Four-function arithmetic is performed by entering a number and pressing the unmarked large black key to add it to the T register. If the red “-” is pressed after entering a number then it becomes negative and pressing the large black key performs subtraction from the T register, by adding a negative number. The result of addition or subtraction is not displayed after the black key is pressed, but an immediate second press will bring the result into the display.
If “x” or “:” is pressed rather than the black key then the entered number is transferred to the A register and multiplication or division mode is commenced. After the second number is entered the black key will complete the multiplication or division with the result in the T register but not shown on the display unless the black key is immediately presssed a second time.
A complete description of arithmetic is in the User Manual, in the Data section.
The machine is fixed decimal point, user-specified at any place in the 16-digit display. All registers share the same decimal point setting. Additional digits to the right are automatically discarded with automatic rounding of the final displayed digit. Overflow of the integral part to the left is automatically detected and an error is indicated.

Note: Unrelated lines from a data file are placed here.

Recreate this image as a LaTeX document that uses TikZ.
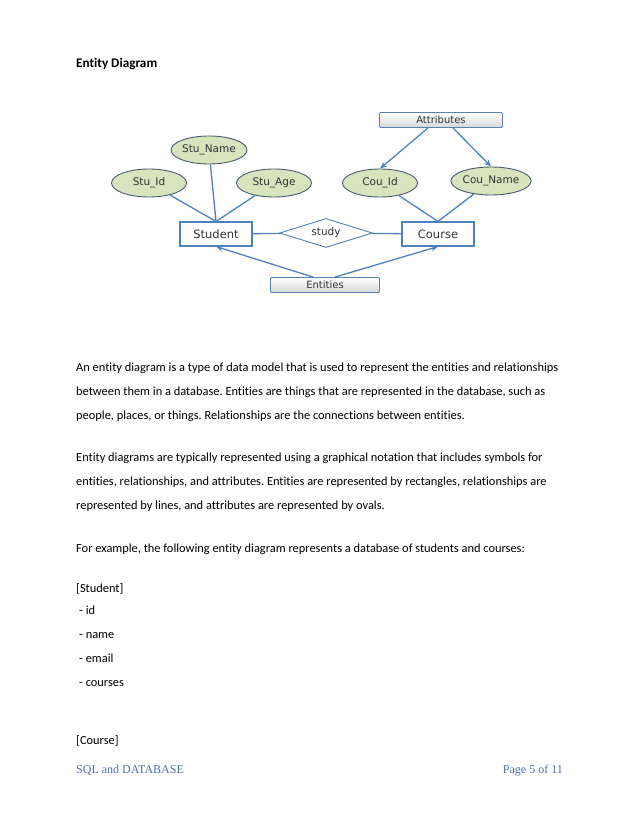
\documentclass[tikz,border=0pt]{standalone}
\usepackage{fontspec}
\setmainfont[Ligatures={NoCommon}]{Carlito}
\newfontfamily\diagfont{DejaVu Sans}
\newfontfamily\footfont{Liberation Serif}
\usetikzlibrary{shapes.geometric,arrows.meta}

\definecolor{linkblue}{HTML}{4F81BD}
\definecolor{attrgreen}{HTML}{D7E4BD}
\definecolor{attrline}{HTML}{4A5A70}
\definecolor{notegray}{HTML}{EEEEF0}
\definecolor{diagtext}{HTML}{333333}
\definecolor{footblue}{HTML}{4F6EB5}

\tikzset{
    attr/.style={ellipse, draw=attrline, fill=attrgreen, line width=0.9pt, minimum width=75pt,
        minimum height=28pt, inner sep=0pt, text=diagtext, font=\diagfont\fontsize{10.5}{11}\selectfont},
    entity/.style={rectangle, draw=linkblue, fill=white, line width=1.1pt, minimum width=72pt,
        minimum height=24pt, inner sep=0pt, text=diagtext, font=\diagfont\fontsize{11.5}{12}\selectfont},
    relation/.style={diamond, aspect=3.2, draw=linkblue, fill=white, line width=0.9pt, minimum width=93pt,
        minimum height=29pt, inner sep=0pt, text=diagtext, font=\diagfont\fontsize{10.5}{11}\selectfont},
    tag/.style={rectangle, rounded corners=1pt, draw=linkblue!80!gray, line width=0.9pt, top color=white,
        bottom color=notegray!80!gray, minimum height=15pt, inner sep=0pt, text=diagtext,
        font=\diagfont\fontsize{10}{11}\selectfont},
    link/.style={linkblue, line width=1.3pt},
    pointer/.style={linkblue, line width=1.3pt, -{Stealth[length=7pt,width=6pt]}},
    bodyline/.style={anchor=base west, inner sep=0pt, font=\fontsize{12.4}{14}\selectfont}
}

\begin{document}
\frenchspacing
\begin{tikzpicture}[x=1pt, y=-1pt]
\useasboundingbox (0,0) rectangle (638,826);

% title
    \node[anchor=base west, inner sep=0pt, font=\bfseries\fontsize{13.2}{14}\selectfont]
        (title) at (76,68) {Entity Diagram};

% attributes
    \node[attr] (stuname) at (209,150) {Stu\_Name};
    \node[attr] (stuid) at (149,183) {Stu\_Id};
    \node[attr] (stuage) at (274,183) {Stu\_Age};
    \node[attr] (couid) at (380,183) {Cou\_Id};
    \node[attr] (couname) at (491,181) {Cou\_Name};

% entities and relation
    \node[entity] (student) at (216,234) {Student};
    \node[relation] (study) at (326,233) {study};
    \node[entity] (course) at (438,234) {Course};

% labels
    \node[tag, minimum width=123pt] (attributes) at (441,120) {Attributes};
    \node[tag, minimum width=109pt] (entities) at (325,285) {Entities};

% connectors
    \draw[link] (stuid) -- (student.north);
    \draw[link] (stuname) -- (student.north);
    \draw[link] (stuage) -- (student.north);
    \draw[link] (couid) -- (course.north);
    \draw[link] (couname) -- (course.north);
    \draw[link] (student) -- (study);
    \draw[link] (study) -- (course);

% pointers
    \draw[pointer] ([xshift=-13pt]attributes.south) -- (couid.north);
    \draw[pointer] ([xshift=12pt]attributes.south) -- (couname.north);
    \draw[pointer] ([xshift=-12pt]entities.north) -- (student.south);
    \draw[pointer] ([xshift=10pt]entities.north) -- (course.south);

% text
    \node[bodyline] (p1) at (76,371) {An entity diagram is a type of data model that is used to represent the entities and relationships};
    \node[bodyline] (p2) at (76,395) {between them in a database. Entities are things that are represented in the database, such as};
    \node[bodyline] (p3) at (76,419) {people, places, or things. Relationships are the connections between entities.};
    \node[bodyline] (p4) at (76,461) {Entity diagrams are typically represented using a graphical notation that includes symbols for};
    \node[bodyline] (p5) at (76,485) {entities, relationships, and attributes. Entities are represented by rectangles, relationships are};
    \node[bodyline] (p6) at (76,509) {represented by lines, and attributes are represented by ovals.};
    \node[bodyline] (p7) at (76,552) {For example, the following entity diagram represents a database of students and courses:};
    \node[bodyline] (p8) at (76,592) {[Student]};
    \node[bodyline] (p9) at (79,614) {- id};
    \node[bodyline] (p10) at (79,638) {- name};
    \node[bodyline] (p11) at (79,662) {- email};
    \node[bodyline] (p12) at (79,686) {- courses};
    \node[bodyline] (p13) at (76,744) {[Course]};

% footer
    \node[anchor=base west, inner sep=0pt, text=footblue, font=\footfont\fontsize{12}{14}\selectfont]
        (footleft) at (76,773) {SQL and DATABASE};
    \node[anchor=base east, inner sep=0pt, text=footblue, font=\footfont\fontsize{12}{14}\selectfont]
        (footright) at (563,773) {Page 5 of 11};
\end{tikzpicture}
\end{document}
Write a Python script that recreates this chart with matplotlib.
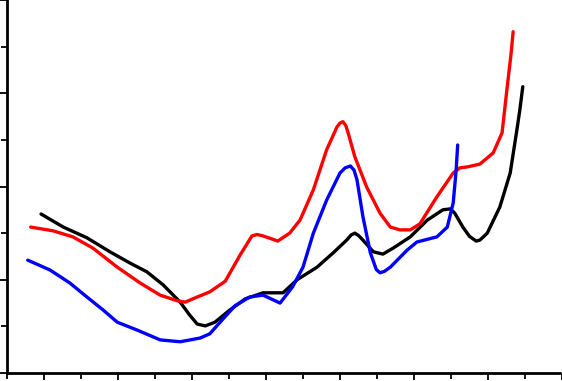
import numpy as np
import matplotlib
matplotlib.use('Agg')
import matplotlib.pyplot as plt
from matplotlib.ticker import MultipleLocator

# values (no axis labels, so arbitrary units)
black_x = [0.96, 1.26, 1.58, 1.89, 2.16, 2.39, 2.61, 2.84, 2.97, 3.07, 3.18, 3.31, 3.51, 3.72,
           3.96, 4.23, 4.42, 4.69, 4.91, 5.09, 5.15, 5.20, 5.25, 5.31, 5.45, 5.58, 5.72, 5.95,
           6.18, 6.39, 6.49, 6.55, 6.66, 6.75, 6.84, 6.89, 6.99, 7.16, 7.30, 7.39, 7.43, 7.47]
black_y = [3.41, 3.13, 2.90, 2.60, 2.36, 2.17, 1.89, 1.52, 1.24, 1.05, 1.01, 1.09, 1.35, 1.59,
           1.72, 1.72, 2.00, 2.27, 2.58, 2.85, 2.96, 3.00, 2.95, 2.85, 2.60, 2.55, 2.68, 2.92,
           3.28, 3.50, 3.52, 3.43, 3.13, 2.93, 2.83, 2.85, 3.00, 3.56, 4.29, 5.21, 5.64, 6.14]

red_x = [0.82, 1.12, 1.39, 1.66, 1.99, 2.30, 2.57, 2.80, 2.91, 3.01, 3.24, 3.45, 3.65, 3.81,
         3.88, 3.96, 4.16, 4.32, 4.46, 4.64, 4.82, 4.96, 5.00, 5.04, 5.08, 5.11, 5.20, 5.36,
         5.54, 5.68, 5.81, 5.95, 6.08, 6.31, 6.53, 6.62, 6.72, 6.89, 7.07, 7.19, 7.26, 7.31, 7.34]
red_y = [3.13, 3.05, 2.92, 2.68, 2.27, 1.93, 1.67, 1.55, 1.52, 1.59, 1.74, 1.97, 2.53, 2.94,
         2.97, 2.94, 2.83, 3.00, 3.28, 3.93, 4.79, 5.28, 5.36, 5.39, 5.30, 5.15, 4.64, 3.99,
         3.43, 3.13, 3.07, 3.07, 3.20, 3.78, 4.29, 4.40, 4.42, 4.48, 4.72, 5.15, 6.14, 6.82, 7.32]

blue_x = [0.78, 1.08, 1.35, 1.58, 1.80, 1.99, 2.26, 2.57, 2.84, 3.11, 3.24, 3.38, 3.58, 3.78,
          3.96, 4.19, 4.36, 4.50, 4.64, 4.82, 5.00, 5.07, 5.14, 5.19, 5.23, 5.31, 5.41, 5.49,
          5.54, 5.60, 5.68, 5.91, 6.04, 6.31, 6.45, 6.53, 6.57, 6.59]
blue_y = [2.42, 2.21, 1.93, 1.63, 1.35, 1.09, 0.92, 0.71, 0.67, 0.75, 0.84, 1.09, 1.44, 1.63,
          1.67, 1.50, 1.85, 2.27, 3.00, 3.71, 4.29, 4.40, 4.44, 4.35, 4.14, 3.35, 2.58, 2.22,
          2.15, 2.18, 2.27, 2.64, 2.81, 2.92, 3.13, 3.65, 4.36, 4.89]

fig = plt.figure(figsize=(5.62, 3.81), dpi=100)
ax = fig.add_axes([7 / 562, 8 / 381, 555 / 562, 373 / 381])

for xs, ys, c in [(black_x, black_y, 'black'), (red_x, red_y, 'red'), (blue_x, blue_y, 'blue')]:
    ax.plot(xs, ys, color=c, lw=2.4, solid_capstyle='round', solid_joinstyle='round')

ax.set_xlim(0.5, 8.0)
ax.set_ylim(0, 8.0)
ax.xaxis.set_major_locator(MultipleLocator(1))
ax.xaxis.set_minor_locator(MultipleLocator(0.5))
ax.yaxis.set_major_locator(MultipleLocator(2))
ax.yaxis.set_minor_locator(MultipleLocator(1))
ax.tick_params(which='major', length=5, width=1.3, labelleft=False, labelbottom=False)
ax.tick_params(which='minor', length=4, width=1.3)

for s in ['top', 'right']:
    ax.spines[s].set_visible(False)
for s in ['left', 'bottom']:
    ax.spines[s].set_linewidth(2)
    ax.spines[s].set_linestyle((0, (1, 1)))

fig.savefig('out.png', dpi=100)
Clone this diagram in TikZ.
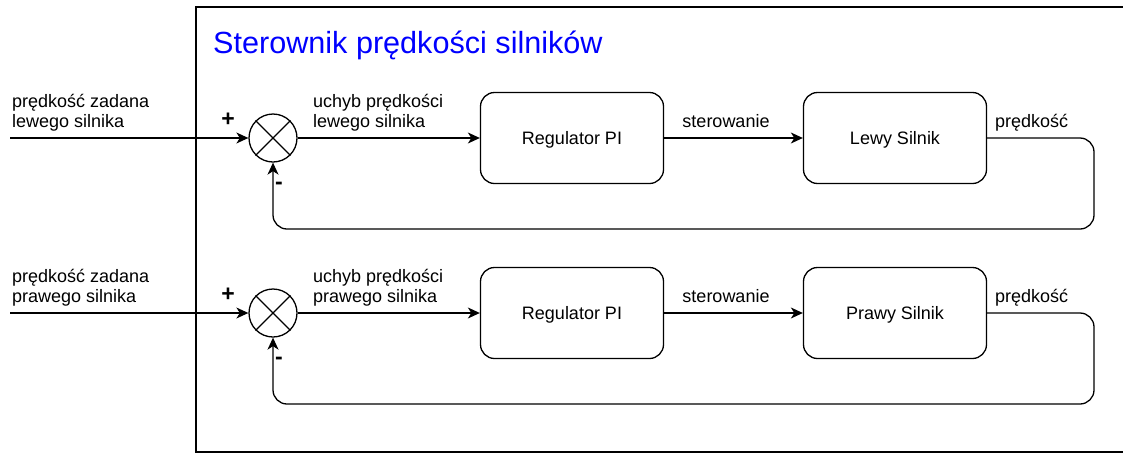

Four memory registers are provided, each can be individually cleared, displayed or added to. Memory 4 has two special modes: automatic counting of the number of arithmetic operations or automatic summing of all multiplier operands. Further operating instructions and examples may be found in the User Manual, in the Data section.
Quirks and Errors
The IME 86 S is remarkable for a first generation machine as it is essentially free from errors and quirks. One may contrast the Casio AL-1000 which is riddled with traps for the unwary operator.
Division by zero is detected and an error is raised, unlike most first generation machines where an endless loop occurs. Overflow at the left end is detected and an error is raised, overflow is also detected if the decimal point is shifted and this shift results in overflow in any register.
The IME 86 shares the quirk of many first generation machines where division cannot be performed if the extreme left digit of the divisor is not zero, however the IME 86 detects this condition and raises an error whereas most other machies simply proceed and either lockup or produce an incorrect result.